Oppure c’è anche quella volta in cui affermò che Zlatan Ibrahimovic (sì, proprio lui) avrebbe fatto fatica a giocare nella sua Ternana: “Ibrahimovic potrebbe avere difficoltà nella nostra squadra. Lui prende palla e gioca da solo, noi giochiamo a due tocchi. Con l’unico allenatore che voleva giocare così (Guardiola, ndr) è andato via… Zlatan le partite le vince da solo, non ha bisogno della squadra. Lo metti davanti e tutti devono giocare per Ibrahimovic”.

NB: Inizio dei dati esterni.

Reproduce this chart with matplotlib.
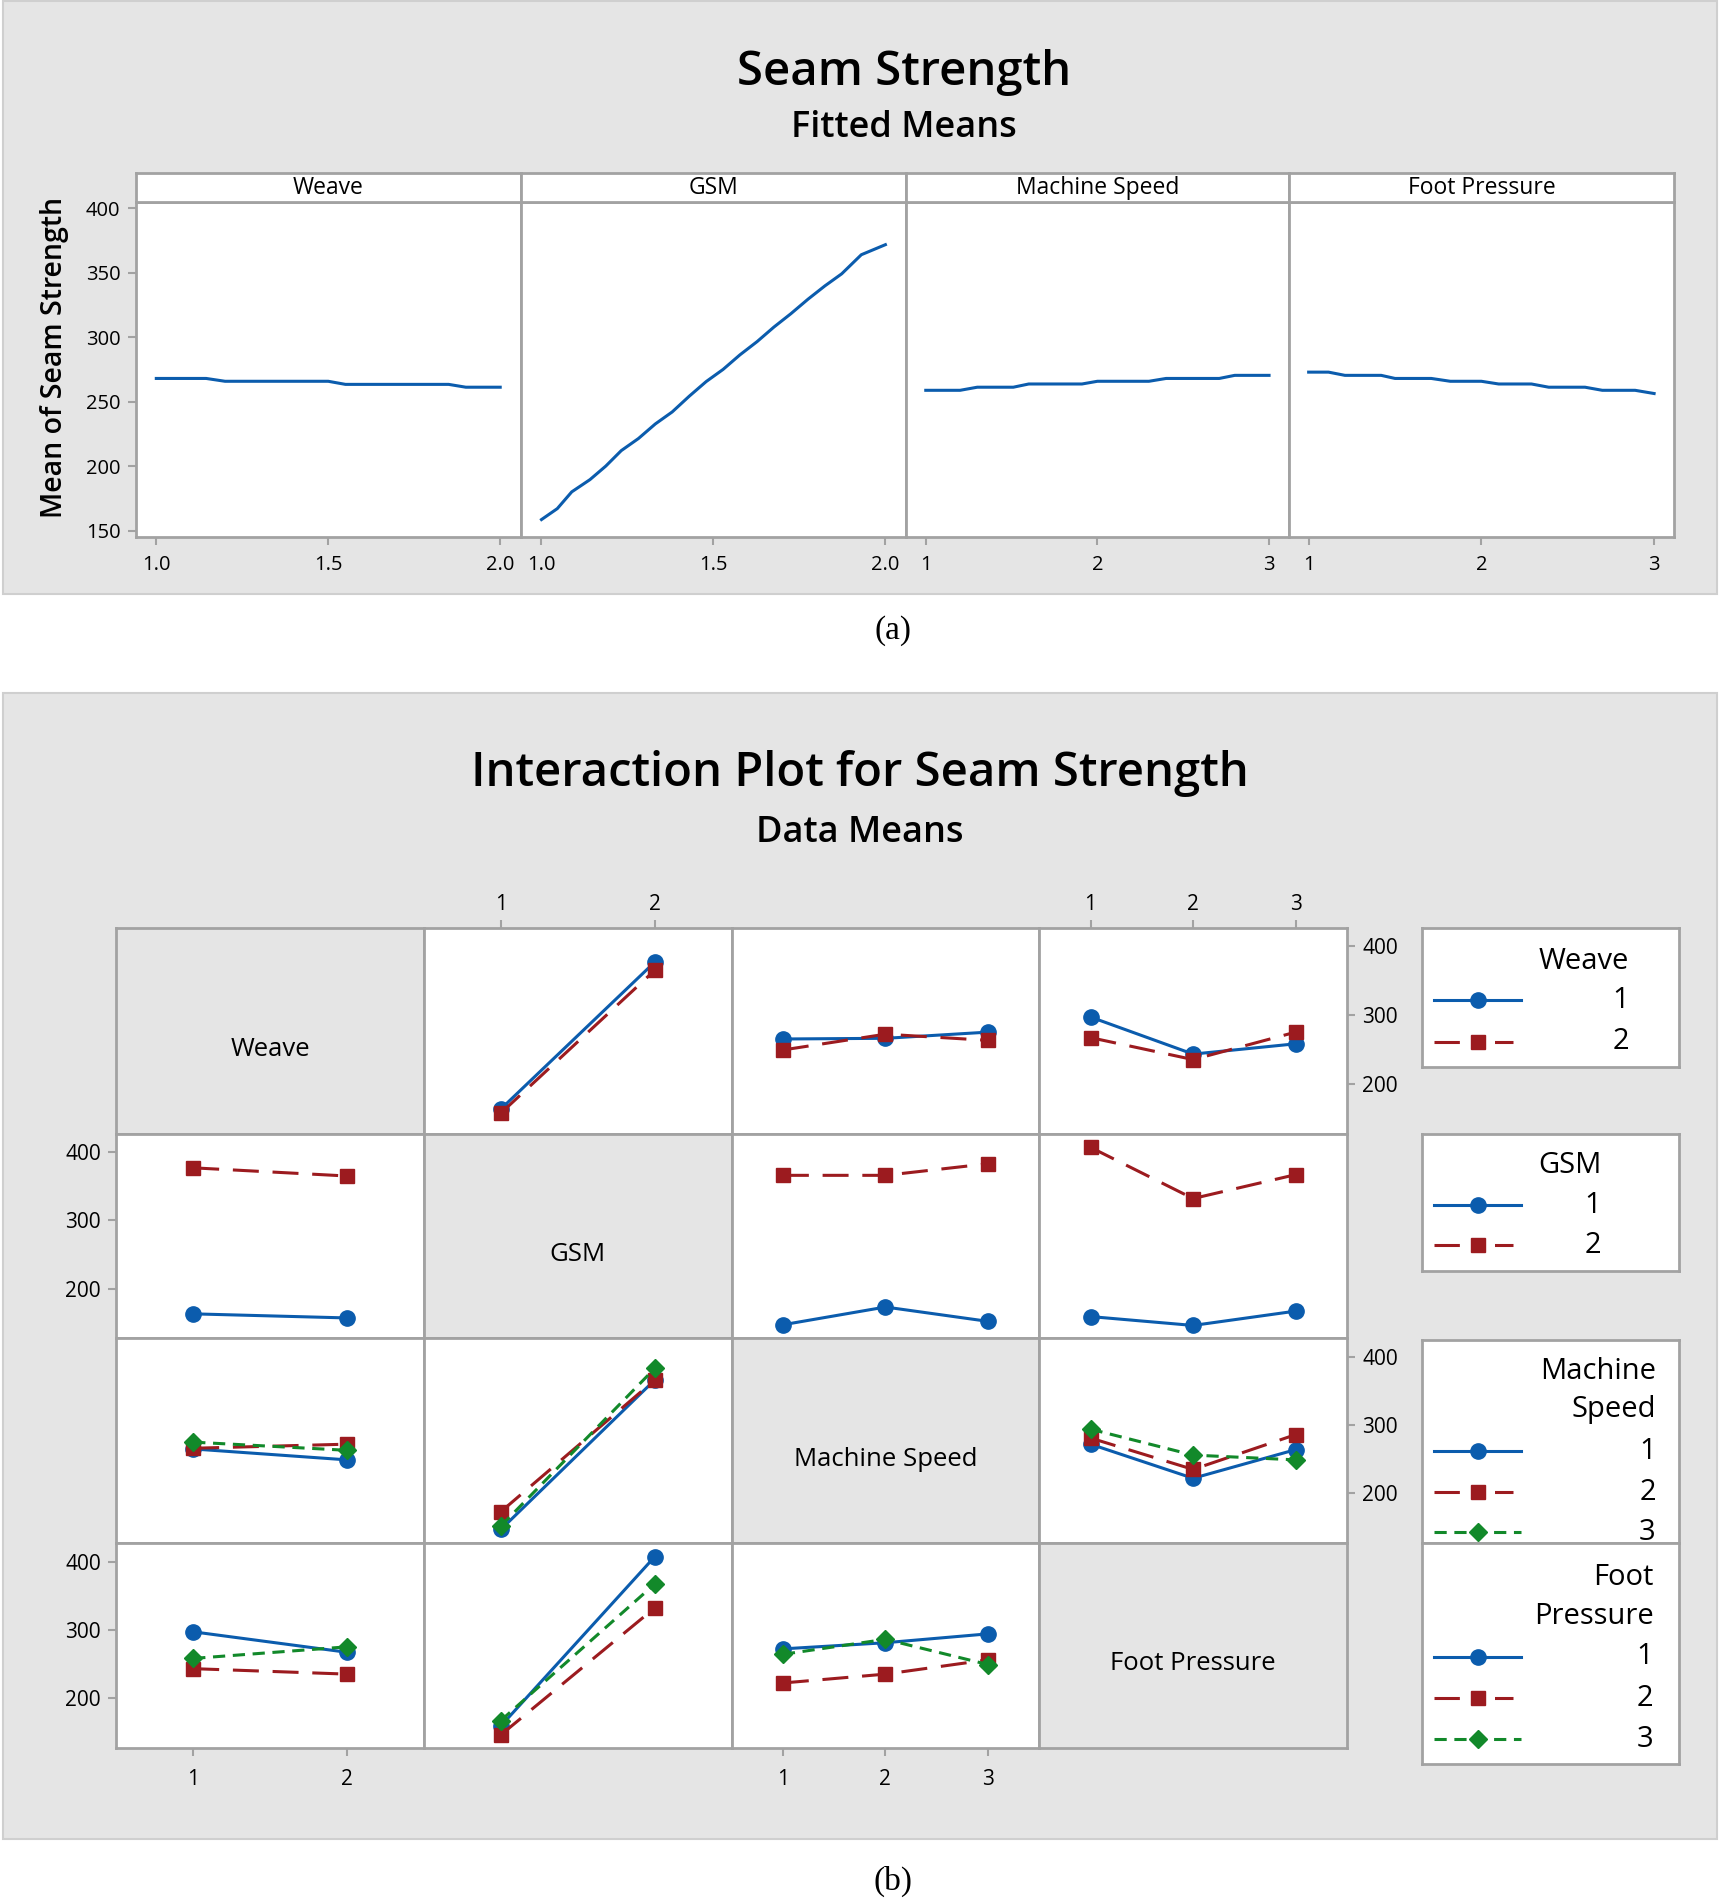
import matplotlib.pyplot as plt
from matplotlib.patches import Rectangle
import numpy as np

plt.rcParams['font.family'] = ['Open Sans', 'DejaVu Sans']

## Fitted means (panel a)
fit_weave_x = [1.0, 1.145, 1.20, 1.50, 1.55, 1.85, 1.90, 2.0]
fit_weave_y = [268.0, 268.0, 265.8, 265.8, 263.4, 263.4, 261.2, 261.2]

fit_gsm_x = [1.0, 1.046, 1.088, 1.141, 1.187, 1.232, 1.282, 1.331, 1.380, 1.430, 1.479,
             1.528, 1.577, 1.627, 1.676, 1.725, 1.775, 1.824, 1.873, 1.930, 2.0]
fit_gsm_y = [158.5, 167, 180, 189.5, 200, 212, 221.4, 232.7, 242, 254.3, 265.6,
             275, 286.3, 296.6, 307.9, 318.2, 329.5, 339.8, 349.2, 364, 371.8]

fit_speed_x = [1.0, 1.2, 1.3, 1.51, 1.6, 1.91, 2.0, 2.3, 2.4, 2.71, 2.8, 3.0]
fit_speed_y = [258.8, 258.8, 261.2, 261.2, 263.7, 263.7, 265.8, 265.8, 268.0, 268.0, 270.4, 270.4]

fit_pressure_x = [1.0, 1.115, 1.21, 1.42, 1.50, 1.71, 1.82, 2.0, 2.10, 2.29, 2.39, 2.60, 2.70, 2.89, 3.0]
fit_pressure_y = [272.9, 272.9, 270.4, 270.4, 268.0, 268.0, 265.8, 265.8, 263.7, 263.7,
                  261.2, 261.2, 258.8, 258.8, 256.3]

## Data means (panel b), rows = first factor level, cols = second factor level
factors = ['Weave', 'GSM', 'Machine Speed', 'Foot Pressure']
weave_levels = [1, 2]
gsm_levels = [1, 2]
speed_levels = [1, 2, 3]
pressure_levels = [1, 2, 3]

weave_gsm = [[163, 377], [157, 365]]
weave_speed = [[265, 266, 275], [249, 272, 263]]
weave_pressure = [[297, 243, 258], [267, 235, 275]]
gsm_speed = [[147, 173, 152], [366, 366, 383]]
gsm_pressure = [[159, 146, 167], [407, 332, 367]]
speed_pressure = [[272, 222, 264], [281, 235, 286], [294, 256, 249]]

levels = [weave_levels, gsm_levels, speed_levels, pressure_levels]
pair_means = {(0, 1): weave_gsm, (0, 2): weave_speed, (0, 3): weave_pressure,
              (1, 2): gsm_speed, (1, 3): gsm_pressure, (2, 3): speed_pressure}

BLUE = '#0b5cad'
RED = '#9c1b1f'
GREEN = '#12892a'
GRID = '#a2a2a2'
PANEL = '#e5e5e5'

styles = [dict(color=BLUE, ls='-', marker='o', ms=11),
          dict(color=RED, ls=(0, (8.5, 4.5)), marker='s', ms=10.5),
          dict(color=GREEN, ls=(0, (4, 2.5)), marker='D', ms=9.5)]
# dash patterns for the legend samples (dash - marker - dash look)
legend_ls = ['-', (0, (8.3, 11.5)), (0, (4, 2.5))]

W, H = 1420.0, 1567.0


def rect(x0, y0, x1, y1):
    return [x0 / W, 1 - y1 / H, (x1 - x0) / W, (y1 - y0) / H]


def gray_spines(ax):
    for s in ax.spines.values():
        s.set_color(GRID)
        s.set_linewidth(2)


def cell_means(trace, xfac):
    if (trace, xfac) in pair_means:
        return np.array(pair_means[(trace, xfac)], dtype=float)
    return np.array(pair_means[(xfac, trace)], dtype=float).T


fig = plt.figure(figsize=(17.2, 18.98), dpi=100)

# backgrounds
fig.patches.append(Rectangle((0.002, 1 - 490 / H), 0.996, 489 / H, transform=fig.transFigure,
                             facecolor=PANEL, edgecolor='#cfcfcf', lw=1.5, zorder=-10))
fig.patches.append(Rectangle((0.002, 1 - 1518 / H), 0.996, 946 / H, transform=fig.transFigure,
                             facecolor=PANEL, edgecolor='#cfcfcf', lw=1.5, zorder=-10))

## Panel (a)
fig.text(746 / W, 1 - 60 / H, 'Seam Strength', ha='center', va='center', fontsize=34, fontweight='semibold')
fig.text(746 / W, 1 - 106 / H, 'Fitted Means', ha='center', va='center', fontsize=26, fontweight='semibold')
fig.text(45 / W, 1 - 295 / H, 'Mean of Seam Strength', ha='center', va='center', rotation=90,
         fontsize=20.5, fontweight='semibold')

fit_x = [fit_weave_x, fit_gsm_x, fit_speed_x, fit_pressure_x]
fit_y = [fit_weave_y, fit_gsm_y, fit_speed_y, fit_pressure_y]
cols = [112, 430, 748, 1064, 1382]
for k in range(4):
    ax = fig.add_axes(rect(cols[k], 167, cols[k + 1], 443))
    ax.plot(fit_x[k], fit_y[k], color=BLUE, lw=2.2)
    ax.set_ylim(145.3, 404.7)
    if k < 2:
        ax.set_xlim(0.94, 2.06)
        ax.set_xticks([1.0, 1.5, 2.0])
        ax.set_xticklabels(['1.0', '1.5', '2.0'])
    else:
        ax.set_xlim(0.885, 3.115)
        ax.set_xticks([1, 2, 3])
    ax.set_yticks([150, 200, 250, 300, 350, 400])
    if k > 0:
        ax.tick_params(axis='y', left=False, labelleft=False)
    ax.tick_params(length=6, width=1.5, color=GRID, labelsize=14.5, pad=5)
    ax.tick_params(axis='x', pad=7)
    gray_spines(ax)

    strip = fig.add_axes(rect(cols[k], 143, cols[k + 1], 167))
    strip.set_xticks([])
    strip.set_yticks([])
    gray_spines(strip)
    strip.text(0.5, 0.5, factors[k], ha='center', va='center', fontsize=16.5, transform=strip.transAxes)

fig.text(737 / W, 1 - 521 / H, '(a)', ha='center', va='center', fontsize=24, family='Liberation Serif')
fig.text(737 / W, 1 - 1553 / H, '(b)', ha='center', va='center', fontsize=24, family='Liberation Serif')

## Panel (b)
fig.text(710 / W, 1 - 639 / H, 'Interaction Plot for Seam Strength', ha='center', va='center',
         fontsize=34, fontweight='semibold')
fig.text(710 / W, 1 - 688 / H, 'Data Means', ha='center', va='center', fontsize=26, fontweight='semibold')

gx = [96, 350, 604, 858, 1112]
gy = [766, 936, 1105, 1274, 1443]
for i in range(4):
    for j in range(4):
        ax = fig.add_axes(rect(gx[j], gy[i], gx[j + 1], gy[i + 1]))
        gray_spines(ax)
        ax.set_ylim(127, 427)
        ax.set_xlim(0.5, len(levels[j]) + 0.5)
        ax.set_xticks(levels[j])
        ax.set_yticks([200, 300, 400])
        ax.tick_params(length=6, width=1.5, color=GRID, labelsize=15, pad=5,
                       bottom=False, labelbottom=False, left=False, labelleft=False)
        if i == j:
            ax.set_facecolor(PANEL)
            ax.text(0.5, 0.41, factors[i], ha='center', va='center', fontsize=18.5, transform=ax.transAxes)
            continue
        means = cell_means(i, j)
        for t in range(len(levels[i])):
            ax.plot(levels[j], means[t], lw=2.2, clip_on=False, **styles[t])
        if i == 0 and j in (1, 3):
            ax.tick_params(axis='x', top=True, labeltop=True, pad=3)
        if i == 3 and j in (0, 2):
            ax.tick_params(axis='x', bottom=True, labelbottom=True, pad=9)
        if j == 3 and i in (0, 2):
            ax.tick_params(axis='y', right=True, labelright=True)
        if j == 0 and i in (1, 3):
            ax.tick_params(axis='y', left=True, labelleft=True)

## Legends
legend_specs = [
    (['Weave'], weave_levels, 766, 881, 1345, [794], [826, 860]),
    (['GSM'], gsm_levels, 936, 1049, 1322, [962], [995, 1028]),
    (['Machine', 'Speed'], speed_levels, 1106, 1274, 1367, [1132, 1164], [1198, 1232, 1265]),
    (['Foot', 'Pressure'], pressure_levels, 1274, 1456, 1365, [1302, 1335], [1368, 1402, 1436]),
]
sample_end = [1256, 1249, 1256]
for title_lines, levs, top, bottom, right, ty, ey in legend_specs:
    lax = fig.add_axes(rect(1174, top, 1386, bottom))
    lax.set_xlim(1174, 1386)
    lax.set_ylim(bottom, top)
    lax.set_xticks([])
    lax.set_yticks([])
    gray_spines(lax)
    for line, y in zip(title_lines, ty):
        lax.text(right, y, line, ha='right', va='center', fontsize=21, clip_on=True)
    for t, lev in enumerate(levs):
        st = styles[t]
        lax.plot([1184, sample_end[t]], [ey[t], ey[t]], color=st['color'], ls=legend_ls[t], lw=2.2)
        lax.plot([1220], [ey[t]], color=st['color'], marker=st['marker'], ms=st['ms'], ls='none')
        lax.text(right, ey[t], str(lev), ha='right', va='center', fontsize=21, clip_on=True)

fig.savefig('out.png', dpi=100)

Sandro Pochesci lo si può solo amare. O forse, alcuni diranno, solo odiare. Resta un allenatore molto caparbio, intelligente e capace di comunicare in maniera molto diretta. Spesso si lascia andare a cose poco piacevoli da sentire (forse per alcuni) ma lui rispetta se stesso e il suo pensiero. È un leone in gabbia, non si tira indietro, non ama i filtri o le mezze misure. Sandro Pochesci è così. È ovvio che adesso in tanti vorrebbero vedere la realizzazione, in maniera più concreta, della sua filosofia calcistica in termini di risultati. Concettualmente ciò che esprime è davvero interessante ma per ora ha dimostrato solo a sprazzi il suo potenziale e l’efficacia di quello che ha in testa. Non è riuscito a farlo completamente. Cosa servirebbe? Forse è in attesa del treno giusto, della piazza ideale e di quel progetto che gli possa davvero permettere di esprimersi come vuole. Arriveranno questi momenti. Il mondo del calcio prega e spera.